Two years ago, Massachusetts regulators created a framework for phasing out the use of natural gas in buildings — a groundbreaking move for the state’s decarbonization efforts. Today, however, momentum has slowed as gas companies clash with lawmakers, regulators, and advocates on a fundamental question: Are utilities legally obligated to provide gas service to any consumer who wants it?
The debate may seem arcane, but at stake is the speed and scope of Massachusetts’ clean energy transition — and one of the nation’s first major attempts at a managed shift away from gas.
National Grid, Eversource, and other gas utilities say the answer is a resounding yes. The ability of residents and businesses to choose gas service is a “fundamental right,” said Eversource spokesperson Olessa Stepanova: “We cannot force them off that service.”
On the other side of the argument, advocates contend that safeguarding public health and fighting climate change are urgent benefits that outweigh individual customers’ personal preferences for one kind of fuel. The obligation, in their view, is to provide functional heating — not a specific source. The utilities, they say, are looking for ways to delay an inevitable upheaval in their industry rather than collaborating on a smooth transition.
“They see this as an existential threat to their business model, and they are digging in. They’re not at the table,” said James Van Nostrand, who chaired the Massachusetts Department of Public Utilities when it issued the 2023 order, and who is now policy director at The Future of Heat Initiative.
Massachusetts has long been a leader in pushing for a transition away from using natural gas and other fossil fuels to heat buildings and to fuel stoves and dryers.
In October 2020, the state was one of the first in the nation to launch a “Future of Gas” investigation, a process examining how gas companies can play a role in the clean energy transition and what that should look like. In December 2023, the state Department of Public Utilities wrapped up the investigation with a 137-page report that spelled out a clear vision of stopping the expansion of gas service and decommissioning some portions of the infrastructure, but largely left it to lawmakers, regulators, and utilities to enact the principles outlined.
The future laid out in the document goes like this: Rather than automatically investing in new gas infrastructure or replacing aging pipes, utilities will look for opportunities to deploy “non-gas pipeline alternatives” — like geothermal networks, air-source heat pumps, energy efficiency, or demand response — that can meet customers’ needs. Gas utilities will proactively coordinate with electric utilities to ensure the poles and wires can accommodate, say, switching dozens of houses in an area to heat pumps. The order also calls for utilities to undertake demonstration projects to test out the process of transitioning neighborhood-scale portions of the gas system to electrified heat or thermal networks.
The order called for gas utilities to submit plans detailing how they would assess whether an area could be equally or better served by a non-gas option.
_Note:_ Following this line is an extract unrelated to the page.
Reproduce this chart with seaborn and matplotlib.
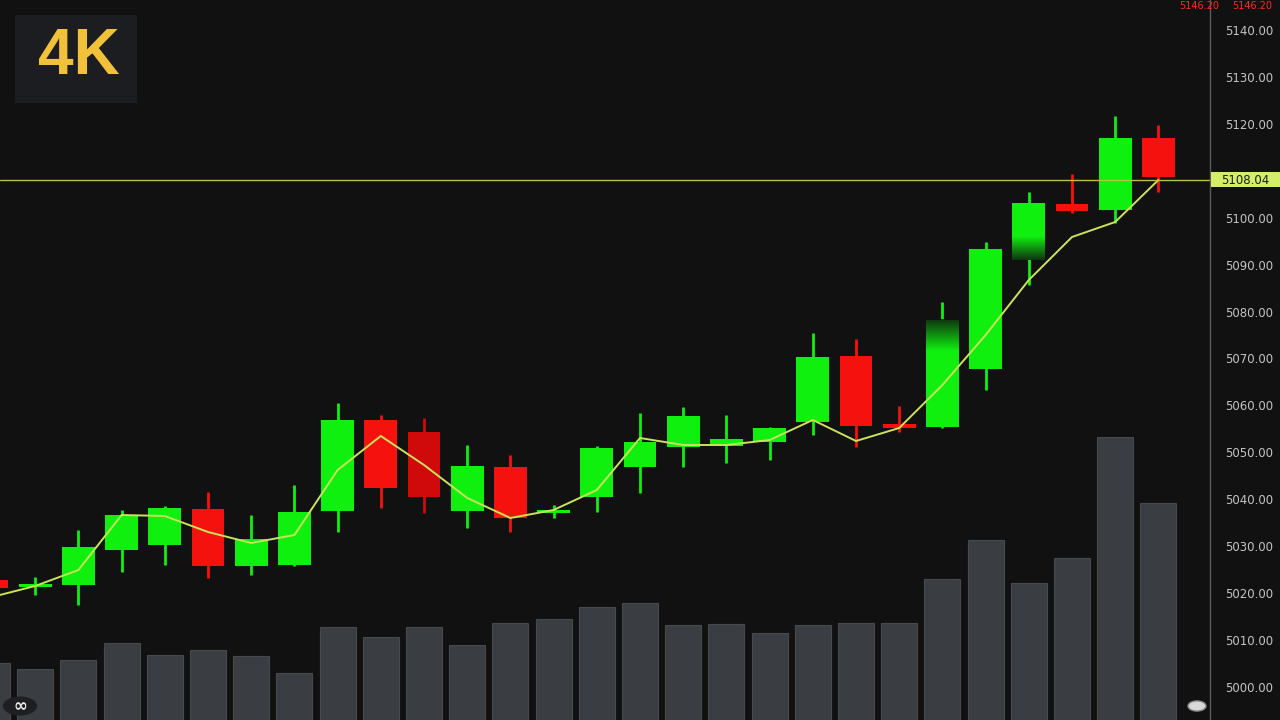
import numpy as np
import pandas as pd
import matplotlib
matplotlib.use("Agg")
import matplotlib.pyplot as plt
import matplotlib.transforms as mtransforms
from matplotlib.patches import FancyBboxPatch, Circle, Rectangle
from matplotlib.colors import to_rgb
import seaborn as sns

# ---------------- data ----------------
idx = list(range(28))
opens = [5022.80, 5021.31, 5021.74, 5029.20, 5030.26, 5037.93, 5025.79, 5026.00,
         5037.51, 5056.90, 5054.34, 5037.51, 5046.88, 5037.08, 5040.49, 5046.88,
         5051.14, 5051.36, 5052.21, 5056.47, 5070.53, 5056.04, 5055.40, 5067.76,
         5090.99, 5102.92, 5101.64, 5116.98]
closes = [5021.10, 5021.74, 5029.84, 5036.65, 5038.15, 5025.79, 5031.54, 5037.29,
          5056.90, 5042.41, 5040.49, 5047.09, 5036.01, 5037.51, 5050.93, 5052.21,
          5057.75, 5052.85, 5055.19, 5070.32, 5055.62, 5055.19, 5078.20, 5093.33,
          5103.13, 5101.43, 5116.98, 5108.67]
highs = [5023.23, 5023.44, 5033.46, 5037.72, 5038.57, 5041.55, 5036.65, 5043.05,
         5060.52, 5057.96, 5057.32, 5051.57, 5049.44, 5038.78, 5051.36, 5058.39,
         5059.67, 5057.96, 5055.40, 5075.43, 5074.16, 5059.88, 5082.04, 5094.82,
         5105.48, 5109.31, 5121.67, 5119.75]
lows = [5020.25, 5019.61, 5017.48, 5024.51, 5026.00, 5023.23, 5023.87, 5025.79,
        5033.03, 5038.15, 5037.08, 5033.88, 5033.03, 5036.01, 5037.29, 5041.34,
        5046.88, 5047.73, 5048.37, 5053.70, 5051.14, 5054.34, 5055.19, 5063.29,
        5085.66, 5101.00, 5098.87, 5105.48]
ma_line = [5019.18, 5021.53, 5024.93, 5036.65, 5036.44, 5033.03, 5030.69, 5032.39,
           5046.24, 5053.49, 5047.31, 5040.28, 5036.01, 5037.72, 5041.98, 5053.06,
           5051.57, 5051.57, 5052.63, 5056.90, 5052.42, 5055.19, 5064.35, 5075.01,
           5086.73, 5095.89, 5099.09, 5108.04]
volumes = [570, 510, 600, 770, 650, 700, 640, 470, 930, 830, 930, 750, 970, 1010,
           1130, 1170, 950, 960, 870, 950, 970, 970, 1410, 1800, 1370, 1620, 2830, 2170]
price_ticks = [5000, 5010, 5020, 5030, 5040, 5050, 5060, 5070, 5080, 5090,
               5100, 5110, 5120, 5130, 5140]
last_price = 5108.04
top_label = "5146.20"
badge_text = "4K"

# ---------------- style ----------------
BG = "#111111"
GREEN = "#0ff00f"
RED = "#f5120e"
sns.set_theme(style="dark", rc={"axes.facecolor": BG, "figure.facecolor": BG})
plt.rcParams["font.family"] = ["DejaVu Sans"]

fig = plt.figure(figsize=(12.8, 7.2), dpi=100)
ax_w = 1210 / 1280
ax = fig.add_axes([0, 0, ax_w, 1])

# volume on a twin axis (behind)
axv = ax.twinx()
axv.set_zorder(0)
ax.set_zorder(1)
ax.patch.set_visible(False)
axv.set_facecolor(BG)
vol_df = pd.DataFrame({"i": idx, "vol": volumes})
sns.barplot(data=vol_df, x="i", y="vol", ax=axv, color="#3a3d42",
            width=0.83, native_scale=True, saturation=1, edgecolor="#46494e",
            linewidth=0.8)
axv.set_ylim(0, 7200)
axv.set_yticks([])
axv.set_ylabel("")
axv.set_xlabel("")
axv.grid(False)

# candles
df = pd.DataFrame({"i": idx, "o": opens, "c": closes, "h": highs, "l": lows})
colors = []
for k, r in df.iterrows():
    if r.c >= r.o:
        colors.append(GREEN)
    else:
        colors.append("#d00a0a" if k == 10 else RED)
ax.vlines(df.i, df.l, df.h, colors=colors, linewidth=2.0, zorder=2)
body_h = (df.c - df.o).abs().clip(lower=0.6)
body_b = np.minimum(df.o, df.c)
BODY_W = 0.76
ax.bar(df.i, body_h, bottom=body_b, width=BODY_W, color=colors, zorder=3,
       linewidth=0)

# soft fades on two bodies (as in the reference)
bg_rgb = to_rgb(BG)
def fade(i, y_solid, y_faded, strength=0.85):
    n = 64
    grad = np.zeros((n, 1, 4))
    grad[..., 0], grad[..., 1], grad[..., 2] = bg_rgb
    a = np.linspace(0, strength, n)  # row 0 at y_solid -> row n-1 at y_faded
    grad[:, 0, 3] = a
    ax.imshow(grad, extent=(i - BODY_W / 2, i + BODY_W / 2, y_solid, y_faded),
              origin="lower", aspect="auto", zorder=3.5, interpolation="bilinear")
fade(22, 5071.5, closes[22])
fade(24, 5096.0, opens[24])

# moving average line
ma_df = pd.DataFrame({"i": idx, "ma": ma_line})
sns.lineplot(data=ma_df, x="i", y="ma", ax=ax, color="#c9e35a", linewidth=1.4,
             zorder=4)

# horizontal last price line
ax.axhline(last_price, color="#b9c23e", linewidth=1.0, zorder=5)

x_left = 0.185
ax.set_xlim(x_left, x_left + 1210 / 43.2)
ax.set_ylim(4992.97, 5146.39)
axv.set_xlim(ax.get_xlim())

ax.set_xlabel("")
ax.set_ylabel("")
ax.set_xticks([])
ax.yaxis.tick_right()
ax.set_yticks(price_ticks)
ax.set_yticklabels(["" if p == 5110 else f"{p:.2f}" for p in price_ticks])
ax.tick_params(axis="y", length=0, pad=11, labelsize=8.5, labelcolor="#c4c4c4")
ax.grid(False)
for s in list(ax.spines.values()) + list(axv.spines.values()):
    s.set_visible(False)

# separator between plot and price scale
fig.add_artist(plt.Line2D([ax_w, ax_w], [0, 1], color="#5a5a5a", linewidth=1.0))

# last price label box spanning the price scale
trans = mtransforms.blended_transform_factory(fig.transFigure, ax.transData)
box_h = 15 * (5146.39 - 4992.97) / 720
fig.add_artist(Rectangle((1211 / 1280, last_price - box_h / 2), 69 / 1280, box_h,
                         transform=trans, fc="#d3ee6a", ec="none", zorder=9))
fig.text(1245 / 1280, 1 - 180 / 720, f"{last_price:.2f}", ha="center",
         va="center", fontsize=8.5, color="#1c1c1c", zorder=10)

# red labels at the top edge
fig.text(1199 / 1280, 1 - 6 / 720, top_label, color="#ff2a1a", fontsize=7,
         ha="center", va="center")
fig.text(1252 / 1280, 1 - 6 / 720, top_label, color="#ff2a1a", fontsize=7,
         ha="center", va="center")

# 4K badge
fig.add_artist(FancyBboxPatch((15 / 1280, 1 - 103 / 720), 122 / 1280, 88 / 720,
                              boxstyle="square,pad=0", fc="#1c1d21", ec="none",
                              transform=fig.transFigure))
fig.text(79 / 1280, 1 - 57 / 720, badge_text, color="#f2c13a", fontsize=46,
         fontweight="bold", family=["Liberation Sans", "DejaVu Sans"],
         ha="center", va="center")

# small corner icons
fig.add_artist(Circle((20 / 1280, 1 - 706 / 720), 17 / 1280, fc="#1e1f22",
                      ec="none", transform=fig.transFigure))
fig.text(20 / 1280, 1 - 706 / 720, "\u221e", color="#e8e8e8", fontsize=12,
         ha="center", va="center", fontweight="bold")
fig.add_artist(Circle((1197 / 1280, 1 - 706 / 720), 9 / 1280, fc="#d8d8d8",
                      ec="#888888", transform=fig.transFigure))

fig.savefig("out.png", dpi=100, facecolor=BG)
They did so in April 2025, but there is a catch: Utilities insist that they need customers to agree to participate in any such alternatives.
“It’s very hard to accomplish any decommissioning if you have to have that 100% buy-in from all the customers,” Van Nostrand said.
At the heart of the utilities’ argument is the legal concept of “obligation to serve.” The idea, a common principle in utilities regulation, is that a gas utility can’t just cut off customers it is already serving; if you want to keep gas, you get to. Requiring customers to modify their equipment would infringe on their constitutional property rights, the gas utilities argue.